El siete veces ex primer ministro italiano ya fallecido, el democratacristiano Giulio Andreotti, católico practicante, solía afirmar que «al pensar mal se comete pecado, pero se acierta». Pienso mal: creo que el capitán Rosales mintió a la justicia y, por extensión, al pueblo chileno para ocultar su delito. Y hasta ahora, al parecer, ningún otro uniformado ha declarado y todos siguen en servicio.

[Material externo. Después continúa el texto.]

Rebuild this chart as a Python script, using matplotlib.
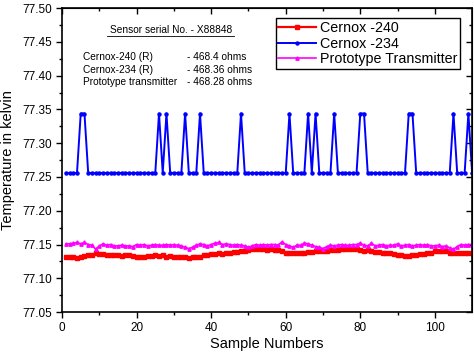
import numpy as np
import matplotlib
matplotlib.use("Agg")
import matplotlib.pyplot as plt

plt.rcParams["font.family"] = ["Liberation Sans", "DejaVu Sans"]

# ------------------ Data ------------------
samples = np.arange(1, 111)

cernox_240 = [
    77.132, 77.131, 77.131, 77.130, 77.131, 77.133, 77.134, 77.135, 77.137, 77.136,
    77.136, 77.135, 77.135, 77.134, 77.134, 77.133, 77.134, 77.134, 77.133, 77.131,
    77.132, 77.132, 77.133, 77.133, 77.134, 77.133, 77.134, 77.132, 77.133, 77.132,
    77.132, 77.131, 77.131, 77.130, 77.131, 77.132, 77.131, 77.134, 77.134, 77.136,
    77.136, 77.137, 77.136, 77.137, 77.138, 77.139, 77.139, 77.140, 77.141, 77.142,
    77.143, 77.144, 77.144, 77.143, 77.142, 77.143, 77.142, 77.142, 77.141, 77.138,
    77.138, 77.138, 77.137, 77.138, 77.138, 77.139, 77.139, 77.140, 77.140, 77.141,
    77.141, 77.142, 77.142, 77.142, 77.143, 77.143, 77.144, 77.144, 77.143, 77.142,
    77.141, 77.142, 77.141, 77.139, 77.139, 77.138, 77.137, 77.137, 77.136, 77.135,
    77.134, 77.133, 77.133, 77.134, 77.135, 77.136, 77.136, 77.137, 77.138, 77.140,
    77.141, 77.141, 77.140, 77.138, 77.137, 77.137, 77.138, 77.138, 77.138, 77.137,
]

# Cernox-234 only toggles between two readings
cernox_234_low = 77.256
cernox_234_high = 77.344
cernox_234_high_at = [5, 6, 26, 28, 33, 37, 48, 61, 66, 68, 73, 80, 81, 93, 94, 105, 109]
cernox_234 = [cernox_234_high if s in cernox_234_high_at else cernox_234_low for s in samples]

prototype = [
    77.151, 77.151, 77.152, 77.153, 77.151, 77.153, 77.150, 77.149, 77.143, 77.148,
    77.151, 77.149, 77.150, 77.148, 77.148, 77.149, 77.148, 77.148, 77.147, 77.150,
    77.149, 77.150, 77.148, 77.149, 77.150, 77.149, 77.149, 77.150, 77.149, 77.150,
    77.149, 77.148, 77.146, 77.144, 77.146, 77.149, 77.151, 77.150, 77.148, 77.150,
    77.152, 77.153, 77.150, 77.151, 77.150, 77.149, 77.150, 77.149, 77.148, 77.146,
    77.148, 77.150, 77.149, 77.150, 77.149, 77.150, 77.150, 77.149, 77.154, 77.150,
    77.148, 77.146, 77.149, 77.149, 77.152, 77.151, 77.149, 77.147, 77.146, 77.144,
    77.147, 77.149, 77.148, 77.149, 77.150, 77.149, 77.149, 77.150, 77.150, 77.152,
    77.149, 77.148, 77.152, 77.148, 77.149, 77.150, 77.148, 77.149, 77.149, 77.151,
    77.148, 77.149, 77.150, 77.148, 77.149, 77.150, 77.149, 77.150, 77.148, 77.148,
    77.149, 77.147, 77.148, 77.145, 77.143, 77.147, 77.150, 77.149, 77.150, 77.150,
]

notes = [
    ("Cernox-240 (R)", "- 468.4 ohms"),
    ("Cernox-234 (R)", "- 468.36 ohms"),
    ("Prototype transmitter", "- 468.28 ohms"),
]

# ------------------ Plot ------------------
fig = plt.figure(figsize=(4.74, 3.55), dpi=100)
ax = fig.add_axes([0.131, 0.121, 0.865, 0.856])

ax.plot(samples, cernox_240, "-s", color="#ff0000", lw=1.6, ms=2.4, label="Cernox -240")
ax.plot(samples, cernox_234, "-o", color="#0000ff", lw=1.4, ms=2.2, label="Cernox -234")
ax.plot(samples, prototype, "-^", color="#ff00ff", lw=1.2, ms=2.4, label="Prototype Transmitter")

ax.set_xlim(0, 110)
ax.set_ylim(77.05, 77.50)
ax.set_xticks([0, 20, 40, 60, 80, 100])
ax.set_xticks(np.arange(10, 110, 20), minor=True)
ax.set_yticks(np.arange(77.05, 77.501, 0.05))
ax.set_yticks(np.arange(77.075, 77.5, 0.05), minor=True)
ax.set_yticklabels(["%.2f" % v for v in np.arange(77.05, 77.501, 0.05)])

ax.tick_params(axis="both", which="both", direction="out", labelsize=8.5, width=1)
ax.tick_params(which="major", length=4)
ax.tick_params(which="minor", length=2.5)
# mirrored ticks on top/right point inward
sec_x = ax.secondary_xaxis("top")
sec_x.set_xticks([0, 20, 40, 60, 80, 100], labels=[])
sec_x.set_xticks(np.arange(10, 110, 20), minor=True)
sec_x.tick_params(which="both", direction="in", width=1)
sec_x.tick_params(which="major", length=4)
sec_x.tick_params(which="minor", length=2.5)
sec_y = ax.secondary_yaxis("right")
sec_y.set_yticks(np.arange(77.05, 77.501, 0.05), labels=[])
sec_y.set_yticks(np.arange(77.075, 77.5, 0.05), minor=True)
sec_y.tick_params(which="both", direction="in", width=1)
sec_y.tick_params(which="major", length=4)
sec_y.tick_params(which="minor", length=2.5)

for sp in ax.spines.values():
    sp.set_linewidth(1.2)

ax.set_xlabel("Sample Numbers", fontsize=10.5, labelpad=2)
ax.set_ylabel("Temperature in kelvin", fontsize=10.5, labelpad=5)

leg = ax.legend(loc="upper right", fontsize=10.3, fancybox=False, edgecolor="black",
                framealpha=1, borderpad=0.2, labelspacing=0.1, handlelength=2.6,
                handletextpad=0.3, borderaxespad=0.4, bbox_to_anchor=(0.985, 0.985))
leg.get_frame().set_linewidth(1.0)

# Annotation block
ax.text(0.265, 0.918, "Sensor serial No. - X88848", transform=ax.transAxes,
        fontsize=7.3, ha="center", va="baseline")
ax.plot([0.11, 0.42], [0.91, 0.91], transform=ax.transAxes, color="black",
        lw=0.6, clip_on=False)
for i, (name, val) in enumerate(notes):
    y = 0.84 - i * 0.042
    ax.text(0.052, y, name, transform=ax.transAxes, fontsize=7.3, va="center")
    ax.text(0.305, y, val, transform=ax.transAxes, fontsize=7.3, va="center")

fig.savefig("out.png", dpi=100)
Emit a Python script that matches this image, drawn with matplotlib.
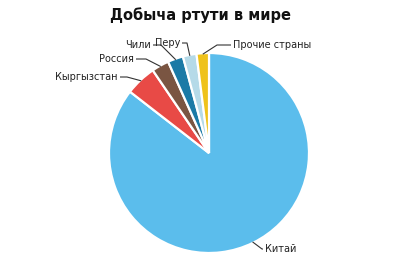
import matplotlib
import numpy as np

matplotlib.use("Agg")
import matplotlib.pyplot as plt

countries = ["Китай", "Кыргызстан", "Россия", "Чили", "Перу", "Прочие страны"]
shares = [85.5, 5.0, 2.8, 2.5, 2.2, 2.0]
colors = ["#5bbdec", "#e84a46", "#7a5542", "#1b7aa6", "#b5dae8", "#efc21a"]

# label text anchor (data units, 1 unit = 100 px), elbow x, alignment
label_pos = {
    "Китай": (0.56, -0.96, 0.53, "left"),
    "Кыргызстан": (-0.91, 0.76, -0.82, "right"),
    "Россия": (-0.75, 0.94, -0.63, "right"),
    "Чили": (-0.58, 1.08, -0.48, "right"),
    "Перу": (-0.29, 1.10, -0.22, "right"),
    "Прочие страны": (0.24, 1.08, 0.08, "left"),
}

fig = plt.figure(figsize=(4.0, 2.77), dpi=100)
ax = fig.add_axes([0, 0, 1, 1])

wedges, _ = ax.pie(
    shares,
    colors=colors,
    startangle=90,
    counterclock=False,
    radius=1.0,
    wedgeprops={"edgecolor": "white", "linewidth": 1.6},
)
ax.set_xlim(-2.09, 1.91)
ax.set_ylim(-1.24, 1.53)
ax.set_aspect("equal")
ax.axis("off")

for w, name in zip(wedges, countries):
    mid = np.deg2rad((w.theta1 + w.theta2) / 2)
    px, py = np.cos(mid) * 0.99, np.sin(mid) * 0.99
    tx, ty, ex, ha = label_pos[name]
    end = tx + (0.02 if ha == "right" else -0.02)
    ax.plot([px, ex, end], [py, ty, ty], color="#333333", lw=0.8,
            solid_capstyle="butt")
    ax.text(tx, ty, name, ha=ha, va="center", fontsize=7, color="#222222")

fig.text(0.5, 0.945, "Добыча ртути в мире", ha="center", va="center",
         fontsize=10.5, fontweight="bold", color="#111111")

fig.savefig("out.png", dpi=100, facecolor="white")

Y mientras Mario se debate en su limbo vegetal, la represión no ceja: hace menos de una semana un disparo a quemarropa dejó ciego de un ojo a Felipe Ávila, cuyo delito había sido grabar una manifestación de protesta que, después de un año del estallido social hasta ahora cuenta con más de 400 víctimas de trauma ocular, de las cuales más de un centenar han quedado ciegas de un ojo.
¿Mario había cometido un delito? Sí, probablemente, salir sin salvoconducto en toque de queda. ¿Qué sucedería en un país democrático y de derecho ante semejante falta?: probablemente una multa, ni siquiera una detención, pero jamás la verdadera tortura sufrida por este hombre cuyo crimen más grave, imperdonable en una sociedad neoliberal, era ser pobre.